I’m processing raw data from .aqs files and I’d like to do all of them at the same time, like in TRestAnalysisPlot, not one by one.
I’ve been trying with restManager --c processing_file.rml --f "/path/file_number_*.aqs", but even though the TRestProcessRunner takes into account all files for the progress bar it only processes the first file. For example, if I have 10 files, it stops at 10%. I’m trying with just two processes in my rml file: TRestRawMultiFEMINOSToSignalProcess and TRestRawSignalAnalysisProcess.
For my pourpose I don’t mind if the output of all procesed files is merged in one single root or it keeps one output file for each input one but I guess the last option is in general more convinient.
Do you know how to do this?
What I have done is just to add a “new” aqs by just creating a duplicate during the pipeline job.
It is clear that right now it only processes the first file, because the validation succeeded, and at the validation macro it checks the total number of final entries.
I never tested this feature before, so, @nkx, the question is if this feature was already existing before?
Also, in case this functionality exists, what is the default behaviour?
It will merge the resulting files into one? I guess, if the outputFileName produces unique names, the processing will be donde in parallel, so that one input file produces an output file.
But, as for the trexdm case, the output filename is RawData.root, so it is common for all files. Will it merge the files in this case?
In the case, that we go on one-to-one processing, would be doing a fork() the best way to parallelise jobs?
It is possible to process multiple binary files, as implemented in TRestRawMultiCoBoAsAdToSignalProcess. But it doesn’t seems to be implemented at TRestRawMultiFEMINOSToSignalProcess. We can update the code to make it reading multiple files.
During initialization REST will open all the input binary files and save them(in type of FILE*) in vector: TRestRawToSignalProcess::fInputFiles. We can access this vector to read all the files in the actual processes.
I think that it would be more generic if restManager would detect that at the --f argument there is a glob pattern.
I.e. that we find something like:
RunA.root
RunB.root
RunC.root
Then, if we do:
restManager --c processEvents.rml --f "Run*root"
Then, restManager would construct internally the execution of each file, fork the process, execute it, and exit.
for (x in nFiles){
string command = "restManager --c processEvents.rml --f " + file[x]
fork();
out = Execute( command);
exit(out);}
That would launch all files in parallel.
In fact, I have added a --fork option to restManager at the following commit.
It will launch all the files found matching the glob pattern. The problem here is that the output is not centralised into the parent, perhaps that can be achieved, it is interesting?
If no --fork option is given it will continue working as it was doing before.
Could you test it? What do you think about this option?
What is the reason you need to merge into one single file? Do you have event IDs split between different rawdata files?

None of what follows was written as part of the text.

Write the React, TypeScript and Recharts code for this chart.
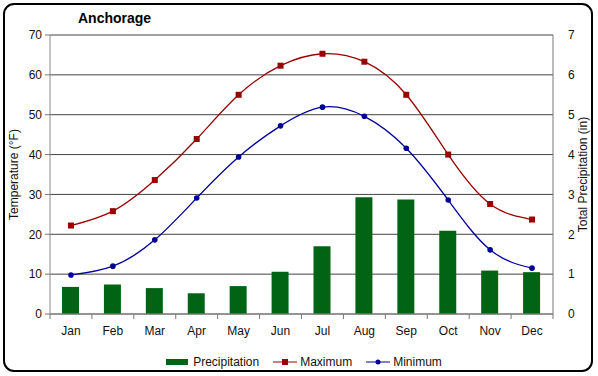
import { ComposedChart, Bar, Line, XAxis, YAxis, CartesianGrid, Legend } from 'recharts';

const months = ['Jan', 'Feb', 'Mar', 'Apr', 'May', 'Jun', 'Jul', 'Aug', 'Sep', 'Oct', 'Nov', 'Dec'];
const maximum = [22.2, 25.8, 33.6, 43.9, 55.0, 62.3, 65.3, 63.3, 55.0, 40.0, 27.6, 23.7];
const minimum = [9.8, 12.0, 18.6, 29.1, 39.4, 47.2, 51.9, 49.6, 41.6, 28.6, 16.1, 11.5];
const precipitation = [0.68, 0.74, 0.65, 0.52, 0.70, 1.06, 1.70, 2.93, 2.87, 2.09, 1.09, 1.05];
const tempTicks = [0, 10, 20, 30, 40, 50, 60, 70];
const precipTicks = [0, 1, 2, 3, 4, 5, 6, 7];

const data = months.map((month, i) => ({
  month,
  Maximum: maximum[i],
  Minimum: minimum[i],
  Precipitation: precipitation[i],
}));

const FONT = 'Arial, "Liberation Sans", sans-serif';
const RED = '#990000';
const BLUE = '#000099';
const GREEN = '#006414';
const PLOT_W = 503;

function MonthTick(props: any) {
  const { x, y, payload, index } = props;
  const half = payload && payload.offset ? payload.offset : PLOT_W / months.length / 2;
  return (
    <g>
      <line x1={x - half} x2={x - half} y1={y} y2={y + 5} stroke="#777" />
      {index === months.length - 1 && <line x1={x + half} x2={x + half} y1={y} y2={y + 5} stroke="#777" />}
      <text x={x} y={y + 21} textAnchor="middle" fontSize={12} fill="#111" fontFamily={FONT}>
        {payload.value}
      </text>
    </g>
  );
}

function SquareDot(props: any) {
  const { cx, cy } = props;
  if (cx == null || cy == null) return null;
  return <rect x={cx - 3} y={cy - 3} width={6} height={6} fill={RED} />;
}

function LegendContent() {
  const item = { display: 'flex', alignItems: 'center', marginRight: 14 } as const;
  return (
    <div
      style={{
        display: 'flex',
        justifyContent: 'center',
        fontFamily: FONT,
        fontSize: 12,
        color: '#111',
        paddingLeft: 10,
        marginTop: 5,
      }}
    >
      <div style={item}>
        <svg width={23} height={8} style={{ marginRight: 4 }}>
          <rect x={0} y={1} width={22} height={6} fill={GREEN} />
        </svg>
        Precipitation
      </div>
      <div style={item}>
        <svg width={24} height={8} style={{ marginRight: 3 }}>
          <line x1={0} x2={24} y1={4} y2={4} stroke={RED} />
          <rect x={9} y={1} width={6} height={6} fill={RED} />
        </svg>
        Maximum
      </div>
      <div style={{ ...item, marginRight: 0 }}>
        <svg width={24} height={8} style={{ marginRight: 3 }}>
          <line x1={0} x2={24} y1={4} y2={4} stroke={BLUE} />
          <circle cx={12} cy={4} r={2.5} fill={BLUE} />
        </svg>
        Minimum
      </div>
    </div>
  );
}

export default function App() {
  return (
    <div style={{ position: 'absolute', left: 0, top: 0, width: 598, height: 376, background: '#fff', fontFamily: FONT }}>
      <div
        style={{
          position: 'absolute',
          left: 3,
          top: 3,
          width: 590,
          height: 369,
          border: '2px solid #000',
          borderRadius: 11,
          boxSizing: 'border-box',
        }}
      />
      <div style={{ position: 'absolute', left: 78, top: 10, fontSize: 14, fontWeight: 'bold', color: '#000' }}>
        Anchorage
      </div>
      <ComposedChart
        width={598}
        height={376}
        data={data}
        margin={{ top: 35, right: 0, bottom: 6, left: 0 }}
        style={{ position: 'absolute', left: 0, top: 0 }}
      >
        <CartesianGrid yAxisId="temp" vertical={false} stroke="#444" />
        <XAxis
          dataKey="month"
          height={36}
          tickLine={false}
          tickSize={0}
          tickMargin={0}
          axisLine={{ stroke: '#888' }}
          tick={<MonthTick />}
          interval={0}
        />
        <YAxis
          yAxisId="temp"
          width={50}
          domain={[0, 70]}
          ticks={tempTicks}
          tickSize={5}
          tickMargin={3}
          tickLine={{ stroke: '#777' }}
          axisLine={{ stroke: '#888' }}
          tick={{ fontSize: 12, fill: '#111', fontFamily: FONT }}
          label={{
            value: 'Temperature (°F)',
            angle: -90,
            position: 'insideLeft',
            offset: 14,
            style: { textAnchor: 'middle', fontSize: 12, fill: '#111', fontFamily: FONT },
          }}
        />
        <YAxis
          yAxisId="precip"
          orientation="right"
          width={45}
          domain={[0, 7]}
          ticks={precipTicks}
          tickLine={false}
          tickMargin={9}
          axisLine={{ stroke: '#777' }}
          tick={{ fontSize: 12, fill: '#111', fontFamily: FONT }}
          label={{
            value: 'Total Precipitation (in)',
            angle: -90,
            position: 'insideRight',
            offset: 15,
            style: { textAnchor: 'middle', fontSize: 12, fill: '#111', fontFamily: FONT },
          }}
        />
        <Legend verticalAlign="bottom" height={20} content={<LegendContent />} />
        <Bar yAxisId="precip" dataKey="Precipitation" fill={GREEN} barSize={17} isAnimationActive={false} />
        <Line
          yAxisId="temp"
          type="natural"
          dataKey="Maximum"
          stroke={RED}
          strokeWidth={1.3}
          dot={<SquareDot />}
          activeDot={false}
          isAnimationActive={false}
        />
        <Line
          yAxisId="temp"
          type="natural"
          dataKey="Minimum"
          stroke={BLUE}
          strokeWidth={1.3}
          dot={{ r: 2.8, fill: BLUE, stroke: BLUE, strokeWidth: 0 }}
          activeDot={false}
          isAnimationActive={false}
        />
      </ComposedChart>
    </div>
  );
}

Usually we are willing to preserve the runNumber and subRunNumber of each file. Or you are merging all subRunNumbers into a single runNumber?
In that case, could we have something generic such that if all data processing chains output filename is common we apply the sequential merging of input files?

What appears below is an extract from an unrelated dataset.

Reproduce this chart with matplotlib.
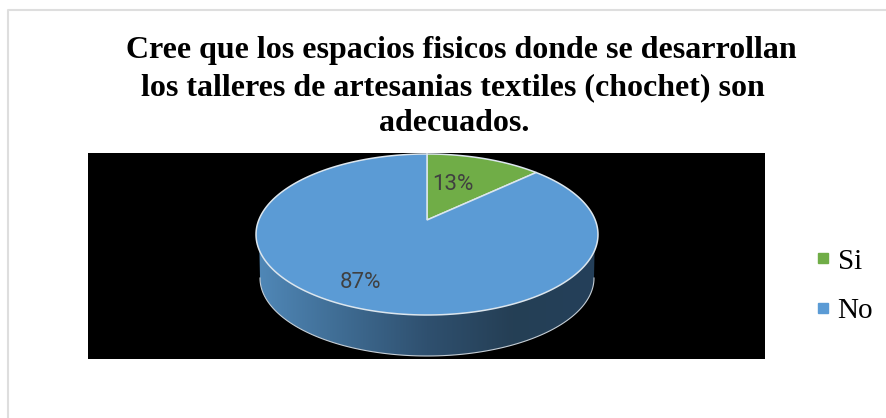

In my opinion, if one could have a single root file out of several .aqs files it would be very useful. I work with data and sometimes it’s hard to handle hundreds of subruns…

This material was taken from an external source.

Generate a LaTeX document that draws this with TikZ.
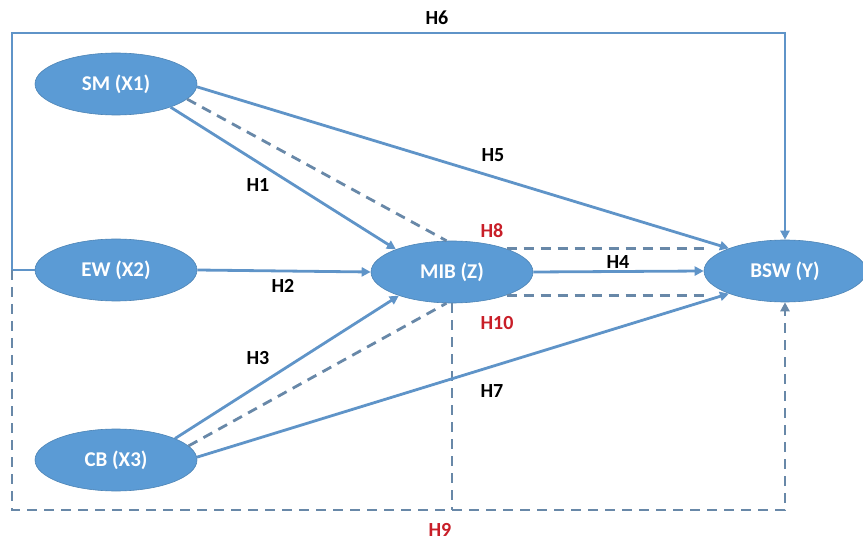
\documentclass[tikz,border=0pt]{standalone}
\usepackage{fontspec}
\setmainfont{Carlito}
\usepackage{tikz}
\usetikzlibrary{arrows.meta,shapes.geometric}
\definecolor{boxblue}{RGB}{91,155,213}
\definecolor{lineblue}{RGB}{95,148,200}
\definecolor{dashblue}{RGB}{104,136,168}
\definecolor{hypred}{RGB}{200,30,40}

\begin{document}
\begin{tikzpicture}[x=1pt, y=-1pt,
	var/.style={ellipse, fill=boxblue, draw=boxblue!85!black, line width=0.6pt, minimum width=162pt, minimum height=62pt, inner sep=0pt, text=white, font=\fontsize{21}{24}\selectfont\bfseries},
	link/.style={draw=lineblue, line width=2.8pt},
	arr/.style={-{Triangle[length=9pt,width=9pt]}},
	mediate/.style={draw=dashblue, line width=2.8pt, dash pattern=on 10pt off 7pt},
	hyp/.style={font=\fontsize{20}{23}\selectfont\bfseries},
	hypr/.style={hyp, text=hypred}]
	\useasboundingbox (0,0) rectangle (863,540);
	\node[var] (sm) at (116,84) {SM (X1)};
	\node[var] (ew) at (116,270) {EW (X2)};
	\node[var] (cb) at (116,460) {CB (X3)};
	\node[var] (mib) at (452,272) {MIB (Z)};
	\node[var] (bsw) at (785,271) {BSW (Y)};
	\coordinate (tl) at (12,33);
	\coordinate (bl) at (12,510);

	\draw[link, arr] (ew.west) -- (ew.west -| tl) -- (tl) -| (bsw.north);
	\draw[mediate, arr] (ew.west -| tl) -- (bl) -| (bsw.south);
	\draw[mediate] (mib.south) -- (mib.south |- bl);
	\draw[link, arr] (sm.-2) -- (bsw.158);
	\draw[link, arr] (sm.-23) -- (mib.158);
	\draw[mediate] (sm.-12) -- (mib.100);
	\draw[link, arr] (ew.east) -- (mib.west);
	\draw[link, arr] (cb.20) -- (mib.204);
	\draw[mediate] (cb.11) -- (mib.260);
	\draw[link, arr] (cb.2) -- (bsw.202);
	\draw[link, arr] (mib.east) -- (bsw.west);
	\draw[mediate] (mib.23) -- (mib.23 -| bsw.west);
	\draw[mediate] (mib.-23) -- (mib.-23 -| bsw.west);

	\node[hyp] (h6) at (437,18) {H6};
	\node[hyp] (h5) at (493,155) {H5};
	\node[hyp] (h1) at (258,185) {H1};
	\node[hypr] (h8) at (492,231) {H8};
	\node[hyp] (h4) at (618,262) {H4};
	\node[hyp] (h2) at (283,286) {H2};
	\node[hypr] (h10) at (497,323) {H10};
	\node[hyp] (h3) at (258,358) {H3};
	\node[hyp] (h7) at (492,391) {H7};
	\node[hypr] (h9) at (440,530) {H9};
\end{tikzpicture}
\end{document}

Just to share what I do in case it’s helpful, I also use the for loop to launch jobs, although I include --j 8 instead of & because as I said sometimes I have hundreds of subruns. Although it’s true that sometimes the multithread crashes with some processes (I think it does with TRestDetectorHitsGaussAnalysisProcess). In that case the command I use is: ls -1 /path/Run* | xargs -P 8 -n 1 restManager --c processEvents.rml --f
If you find out that it is that process and you manage to reproduce it, please, create the issue or post the problem with instructions so that others can reproduce it.
In case it’s useful for someone. When one wants to make a plot for each run, and at the same time each run has many subruns, I found an automatic way of generating a list like the one I paste in the image here:
Then this list can be pasted into a bash script and execute it. Very useful when one has 300 runs with 15 subruns each
The command is: for x in `ls /path/FileNamePattern* | cut -d_ -f1 | sort | uniq`; do echo restManager --c hitMapXe.rml --f "\"${x}*\""; done
This will launch all processes in parallel. There is a risk to collapse the system temporally, although currently it is limited to a maximum of 32 jobs being launched in parallel. This would not be a straight forward solution to send 300 jobs in one go. But, it is a bit faster because jobs are sent in parallel.
Additionally, inside a macro it is possible to use the method
Talking about fork it is also possible to fork from the pause menu. When running restManager in the front-end we can press firstly “p” to call the pause menu, the press “d” to detach the process.